The inverter is responsible for converting the direct current (DC) electricity produced by the panels into the alternating current (AC) used by household appliances and the utility grid. Two main types exist: string inverters and microinverters. A string inverter connects multiple panels wired in series, converting the entire string’s DC output at a single, centralized unit, which is typically the lower-cost option. Microinverters, by contrast, are small units attached to the back of each individual panel, performing the DC-to-AC conversion right on the roof. Microinverters are generally preferred for complex rooflines or arrays that experience partial shading, as the underperformance of one panel does not affect the output of others in the system.
Mounting hardware involves the racking system that secures the panels to the roof or ground, and this selection depends on the roof type and local wind and snow load requirements. For systems that require battery storage, the most common residential chemistry is lithium-ion, which offers a long lifespan and high energy density. Within the lithium-ion category, Lithium Iron Phosphate (LFP) batteries are favored for home energy storage due to their enhanced safety profile and resistance to thermal runaway compared to other chemistries like Lithium Nickel Manganese Cobalt Oxide (NMC). Sizing the battery involves calculating the number of kWh needed to run the desired appliances for the expected duration of a power outage.

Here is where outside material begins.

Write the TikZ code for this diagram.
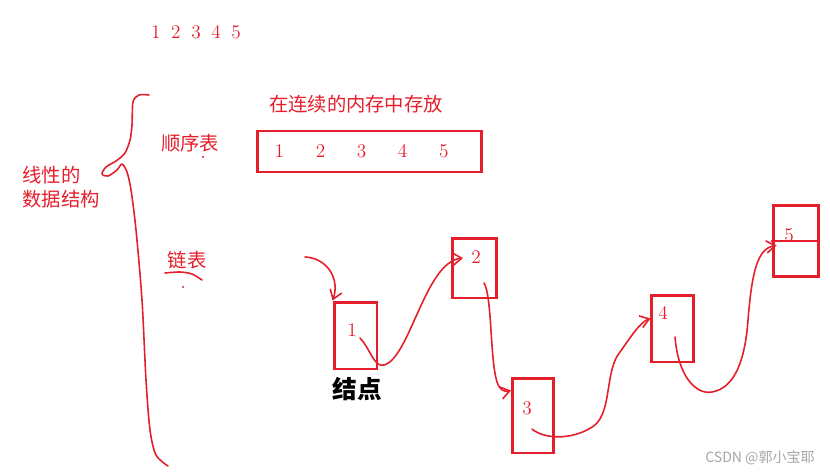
\documentclass[tikz,border=0pt]{standalone}
\usepackage{fontspec}
\newfontfamily\cjk{Noto Sans CJK SC}
\usepackage{tikz}
\usetikzlibrary{arrows.meta,positioning}
\definecolor{pen}{RGB}{228,30,42}

\begin{document}
\begin{tikzpicture}[
 x=0.02cm, y=-0.02cm,
 >={Straight Barb[length=5pt,width=7pt]},
 box/.style={rectangle, draw=pen, line width=1.7pt, inner sep=0pt},
 num/.style={text=pen, font=\fontsize{11}{13}\selectfont, inner sep=0pt},
 zh/.style={text=pen, font=\cjk\fontsize{11}{13.6}\selectfont, inner sep=0pt},
 ink/.style={draw=pen, line width=0.9pt, line cap=round, line join=round},
 lnk/.style={ink, ->},
]
\useasboundingbox (0,0) rectangle (830,473);
\node[num] (top) at (196,32) {1\hspace{6pt}2\hspace{6pt}3\hspace{6pt}4\hspace{6pt}5};
% sequential list
\node[box, minimum width=4.5cm, minimum height=0.82cm, font=\fontsize{11}{13}\selectfont, text=pen]
 (seq) at (369.5,151.5) {1\hspace{18pt}2\hspace{18pt}3\hspace{18pt}4\hspace{18pt}5\kern9pt\relax};
\node[zh] (mem) at (356,104) {在连续的内存中存放};
\node[zh] (seqname) at (190,143) {顺序表};
\fill[pen] (203,157) circle (0.6pt);
\node[zh, align=left, anchor=north west] (kind) at (22,166) {线性的\\数据结构};
\draw[ink] plot[smooth, tension=0.5] coordinates {(149,95) (139,95) (133,102) (132,125) (130,140) (125,153)
 (116,161) (106,167) (102,174) (108,176) (117,170) (122,164) (127,172) (131,190) (136,230) (142,300)
 (146,380) (150,430) (156,455) (168,466)};
% linked list
\node[zh] (linkname) at (187,260) {链表};
\draw[ink] plot[smooth] coordinates {(165,273) (180,272) (192,274) (202,280)};
\fill[pen] (183,287) circle (0.6pt);
\node[box, minimum width=0.86cm, minimum height=1.34cm] (b1) at (355.5,335.5) {};
\node[box, minimum width=0.88cm, minimum height=1.2cm] (b2) at (474,268) {};
\node[box, minimum width=0.82cm, minimum height=1.5cm] (b3) at (533,415.5) {};
\node[box, minimum width=0.84cm, minimum height=1.34cm] (b4) at (672,328.5) {};
\node[box, minimum width=0.9cm, minimum height=1.42cm] (b5) at (795.5,241) {};
\draw[ink] (b5.west) -- (b5.east);
\node[num] (n1) at (352,330) {1};
\node[num] (n2) at (476,257) {2};
\node[num] (n3) at (527,408) {3};
\node[num] (n4) at (663,313) {4};
\node[num] (n5) at (789,235) {5};
\node[font=\cjk\fontsize{14}{16}\selectfont\bfseries] (jd) at (357,389) {结点};
\coordinate (hd) at (305,257);
\draw[lnk] (hd) .. controls (328,258) and (340,280) .. (b1.north west);
\draw[lnk] ([shift={(4.5,2.5)}]b1.center) .. controls (370,348) and (374,368) .. (384,365)
 .. controls (410,358) and (425,262) .. ([shift={(-11,-10)}]b2.center);
\draw[lnk] ([shift={(10,15)}]b2.center) .. controls (492,295) and (490,360) .. (497,382)
 .. controls (500,391) and (505,392) .. ([shift={(0,14)}]b3.north west);
\draw[lnk] ([shift={(-1,13.5)}]b3.center) .. controls (545,440) and (575,440) .. (595,425)
 .. controls (612,410) and (605,370) .. (620,352) .. controls (630,338) and (640,322) .. ([shift={(1,-10)}]b4.west);
\draw[lnk] ([shift={(3,8.5)}]b4.center) .. controls (678,375) and (695,395) .. (712,392)
 .. controls (735,388) and (745,360) .. (748,320) .. controls (752,270) and (758,248) .. ([shift={(5,4.5)}]b5.west);
\node[text=black!35, font=\cjk\fontsize{8}{10}\selectfont] (wm) at (760,458) {CSDN @郭小宝耶};
\end{tikzpicture}
\end{document}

Installation Steps and Electrical Safety
The physical installation process begins with mounting the racking system securely to the roof structure, which requires anchoring into the rafters or trusses according to structural engineering specifications. Following the racking installation, the solar panels are secured to the rails, and the electrical wiring process begins, connecting the panels in series or parallel strings. The DC wiring from the array is routed to the inverter location, or in the case of microinverters, the AC wiring is combined and routed down to the main service panel. The final electrical connections involve tying the inverter’s AC output into a dedicated breaker in the home’s main electrical panel.

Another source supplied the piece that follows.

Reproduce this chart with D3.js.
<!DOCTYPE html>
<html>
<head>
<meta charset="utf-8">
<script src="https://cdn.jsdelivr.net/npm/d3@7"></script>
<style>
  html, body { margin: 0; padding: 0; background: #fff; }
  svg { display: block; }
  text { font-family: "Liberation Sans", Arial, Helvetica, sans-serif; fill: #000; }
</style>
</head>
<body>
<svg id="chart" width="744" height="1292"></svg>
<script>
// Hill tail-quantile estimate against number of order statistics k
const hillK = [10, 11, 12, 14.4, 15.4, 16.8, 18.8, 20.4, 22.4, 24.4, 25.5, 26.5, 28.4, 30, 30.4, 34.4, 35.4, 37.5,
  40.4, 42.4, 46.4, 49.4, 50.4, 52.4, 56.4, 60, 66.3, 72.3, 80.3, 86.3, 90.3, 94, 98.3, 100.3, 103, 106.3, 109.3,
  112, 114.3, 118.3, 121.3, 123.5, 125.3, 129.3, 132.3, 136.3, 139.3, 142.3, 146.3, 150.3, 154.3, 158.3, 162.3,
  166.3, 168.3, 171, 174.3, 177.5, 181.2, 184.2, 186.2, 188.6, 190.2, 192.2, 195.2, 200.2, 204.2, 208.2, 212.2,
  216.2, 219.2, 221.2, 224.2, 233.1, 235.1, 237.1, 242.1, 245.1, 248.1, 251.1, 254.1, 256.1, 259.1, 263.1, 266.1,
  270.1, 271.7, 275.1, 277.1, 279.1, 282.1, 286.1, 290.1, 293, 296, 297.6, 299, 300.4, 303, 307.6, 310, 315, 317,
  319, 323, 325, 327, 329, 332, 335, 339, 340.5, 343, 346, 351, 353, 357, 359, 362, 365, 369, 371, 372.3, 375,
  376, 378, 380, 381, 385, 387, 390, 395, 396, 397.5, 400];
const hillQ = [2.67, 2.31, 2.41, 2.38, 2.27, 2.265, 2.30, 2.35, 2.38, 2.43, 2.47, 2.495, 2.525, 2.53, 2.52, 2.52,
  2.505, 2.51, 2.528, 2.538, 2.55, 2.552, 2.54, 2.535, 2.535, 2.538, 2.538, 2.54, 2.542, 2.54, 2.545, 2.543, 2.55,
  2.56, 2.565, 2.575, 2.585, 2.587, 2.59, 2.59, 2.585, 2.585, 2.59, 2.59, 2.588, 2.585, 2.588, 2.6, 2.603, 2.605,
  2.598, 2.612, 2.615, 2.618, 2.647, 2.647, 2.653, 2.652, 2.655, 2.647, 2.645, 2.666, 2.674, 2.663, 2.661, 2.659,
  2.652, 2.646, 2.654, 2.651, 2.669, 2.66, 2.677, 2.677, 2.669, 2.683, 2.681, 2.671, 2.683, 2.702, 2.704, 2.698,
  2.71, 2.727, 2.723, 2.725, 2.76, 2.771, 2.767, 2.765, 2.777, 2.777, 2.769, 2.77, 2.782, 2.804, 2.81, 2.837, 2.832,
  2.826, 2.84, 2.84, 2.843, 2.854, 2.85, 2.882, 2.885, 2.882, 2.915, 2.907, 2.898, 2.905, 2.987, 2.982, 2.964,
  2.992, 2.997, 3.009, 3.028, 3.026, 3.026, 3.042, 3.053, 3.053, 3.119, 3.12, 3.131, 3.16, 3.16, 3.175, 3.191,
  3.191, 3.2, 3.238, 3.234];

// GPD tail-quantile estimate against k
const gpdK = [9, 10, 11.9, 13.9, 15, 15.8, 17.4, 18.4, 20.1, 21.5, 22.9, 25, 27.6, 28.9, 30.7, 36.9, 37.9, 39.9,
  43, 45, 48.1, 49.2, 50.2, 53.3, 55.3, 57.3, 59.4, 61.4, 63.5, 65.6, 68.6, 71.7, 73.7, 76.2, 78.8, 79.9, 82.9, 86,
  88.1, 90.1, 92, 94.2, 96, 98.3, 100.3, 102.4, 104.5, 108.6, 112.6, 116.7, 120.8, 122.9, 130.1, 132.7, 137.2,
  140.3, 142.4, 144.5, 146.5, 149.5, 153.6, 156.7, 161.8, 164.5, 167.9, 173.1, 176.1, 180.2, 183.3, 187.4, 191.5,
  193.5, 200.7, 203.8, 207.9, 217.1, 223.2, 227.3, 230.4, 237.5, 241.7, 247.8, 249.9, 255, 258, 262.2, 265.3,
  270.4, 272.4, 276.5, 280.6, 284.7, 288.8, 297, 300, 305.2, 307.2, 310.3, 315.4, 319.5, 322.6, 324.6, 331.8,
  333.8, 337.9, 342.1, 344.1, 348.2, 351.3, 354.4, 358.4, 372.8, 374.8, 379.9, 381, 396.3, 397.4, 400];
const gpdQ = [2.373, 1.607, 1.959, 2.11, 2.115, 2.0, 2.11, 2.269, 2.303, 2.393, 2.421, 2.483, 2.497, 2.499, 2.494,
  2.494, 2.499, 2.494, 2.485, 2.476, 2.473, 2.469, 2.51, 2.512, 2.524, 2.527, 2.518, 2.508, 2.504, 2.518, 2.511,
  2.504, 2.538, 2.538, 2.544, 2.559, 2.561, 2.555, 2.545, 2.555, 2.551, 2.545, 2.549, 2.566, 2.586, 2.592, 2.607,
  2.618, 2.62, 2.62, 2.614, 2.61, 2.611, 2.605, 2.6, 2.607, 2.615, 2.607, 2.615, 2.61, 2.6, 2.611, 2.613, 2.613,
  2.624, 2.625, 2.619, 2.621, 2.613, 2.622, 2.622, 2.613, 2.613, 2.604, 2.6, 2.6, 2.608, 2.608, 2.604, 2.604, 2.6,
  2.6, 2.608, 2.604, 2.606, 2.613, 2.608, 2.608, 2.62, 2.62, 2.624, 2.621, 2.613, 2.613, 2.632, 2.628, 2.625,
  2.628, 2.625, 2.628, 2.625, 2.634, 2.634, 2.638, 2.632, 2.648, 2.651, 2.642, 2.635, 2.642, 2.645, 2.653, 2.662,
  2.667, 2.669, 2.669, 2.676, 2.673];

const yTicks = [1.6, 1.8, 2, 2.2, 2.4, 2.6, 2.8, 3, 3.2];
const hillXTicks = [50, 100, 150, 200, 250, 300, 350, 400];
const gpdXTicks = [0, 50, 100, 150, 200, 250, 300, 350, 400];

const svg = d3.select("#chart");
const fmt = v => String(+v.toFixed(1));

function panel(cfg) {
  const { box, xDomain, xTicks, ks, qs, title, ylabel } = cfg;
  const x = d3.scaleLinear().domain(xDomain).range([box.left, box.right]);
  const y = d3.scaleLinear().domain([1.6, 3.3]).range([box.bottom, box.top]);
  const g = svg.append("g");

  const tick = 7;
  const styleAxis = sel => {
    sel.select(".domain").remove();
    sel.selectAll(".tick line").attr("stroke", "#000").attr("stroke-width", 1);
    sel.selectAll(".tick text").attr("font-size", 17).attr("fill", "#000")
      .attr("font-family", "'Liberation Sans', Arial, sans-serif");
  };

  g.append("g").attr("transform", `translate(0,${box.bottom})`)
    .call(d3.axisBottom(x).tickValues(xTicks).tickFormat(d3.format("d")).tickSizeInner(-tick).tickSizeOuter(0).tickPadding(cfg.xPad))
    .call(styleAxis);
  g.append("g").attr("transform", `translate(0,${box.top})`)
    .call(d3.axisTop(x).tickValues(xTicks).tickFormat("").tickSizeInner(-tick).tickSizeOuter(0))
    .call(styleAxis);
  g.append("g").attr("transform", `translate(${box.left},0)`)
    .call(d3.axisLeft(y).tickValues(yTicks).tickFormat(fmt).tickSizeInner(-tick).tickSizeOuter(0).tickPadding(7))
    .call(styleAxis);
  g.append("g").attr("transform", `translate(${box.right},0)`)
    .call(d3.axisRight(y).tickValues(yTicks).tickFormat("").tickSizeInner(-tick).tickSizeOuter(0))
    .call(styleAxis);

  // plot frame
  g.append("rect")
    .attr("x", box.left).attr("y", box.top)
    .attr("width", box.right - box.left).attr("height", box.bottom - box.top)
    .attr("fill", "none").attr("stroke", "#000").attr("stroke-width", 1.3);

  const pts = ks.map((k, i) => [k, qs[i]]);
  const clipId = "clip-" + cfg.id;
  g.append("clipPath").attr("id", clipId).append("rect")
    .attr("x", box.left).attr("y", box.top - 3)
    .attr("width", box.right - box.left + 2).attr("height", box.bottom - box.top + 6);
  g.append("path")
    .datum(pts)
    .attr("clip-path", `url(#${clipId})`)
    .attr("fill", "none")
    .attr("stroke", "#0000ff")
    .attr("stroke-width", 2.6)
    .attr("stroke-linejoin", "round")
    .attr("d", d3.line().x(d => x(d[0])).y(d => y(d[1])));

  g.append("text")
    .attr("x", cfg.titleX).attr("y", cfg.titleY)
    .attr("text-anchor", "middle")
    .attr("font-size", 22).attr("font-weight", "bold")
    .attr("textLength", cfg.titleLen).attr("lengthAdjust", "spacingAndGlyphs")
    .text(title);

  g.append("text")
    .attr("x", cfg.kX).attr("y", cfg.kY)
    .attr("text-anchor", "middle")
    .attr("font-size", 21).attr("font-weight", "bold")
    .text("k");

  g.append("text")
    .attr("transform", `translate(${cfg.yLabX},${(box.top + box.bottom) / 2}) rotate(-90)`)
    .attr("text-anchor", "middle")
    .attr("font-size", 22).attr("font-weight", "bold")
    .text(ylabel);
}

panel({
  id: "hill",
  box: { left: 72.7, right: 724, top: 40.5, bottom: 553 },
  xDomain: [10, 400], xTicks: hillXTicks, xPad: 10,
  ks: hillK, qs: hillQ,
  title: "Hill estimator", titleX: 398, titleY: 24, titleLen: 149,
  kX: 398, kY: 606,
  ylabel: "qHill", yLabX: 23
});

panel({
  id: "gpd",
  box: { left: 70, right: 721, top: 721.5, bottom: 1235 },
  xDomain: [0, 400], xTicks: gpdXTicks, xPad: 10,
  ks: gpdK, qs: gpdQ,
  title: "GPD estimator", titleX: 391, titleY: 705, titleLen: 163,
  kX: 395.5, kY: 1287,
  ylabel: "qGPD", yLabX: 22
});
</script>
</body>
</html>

Electrical safety during installation cannot be overstated, particularly when dealing with the high DC voltages produced by a solar array. Compliance with the National Electrical Code (NEC) is mandatory, especially concerning the Rapid Shutdown requirement, which is designed to protect first responders. This safety mandate requires the voltage of controlled conductors to be quickly reduced to safe levels, typically 30 volts or less, within 30 seconds of activation. Microinverters and module-level power electronics often simplify compliance with this rule by reducing the voltage directly at the panel. Before any wiring is connected, a lockout/tagout procedure must be followed, ensuring that all circuits are de-energized and cannot be accidentally re-energized during work. Many jurisdictions require a licensed electrician to perform the final tie-in to the main service panel and an inspection by the local Authority Having Jurisdiction before the system can be activated.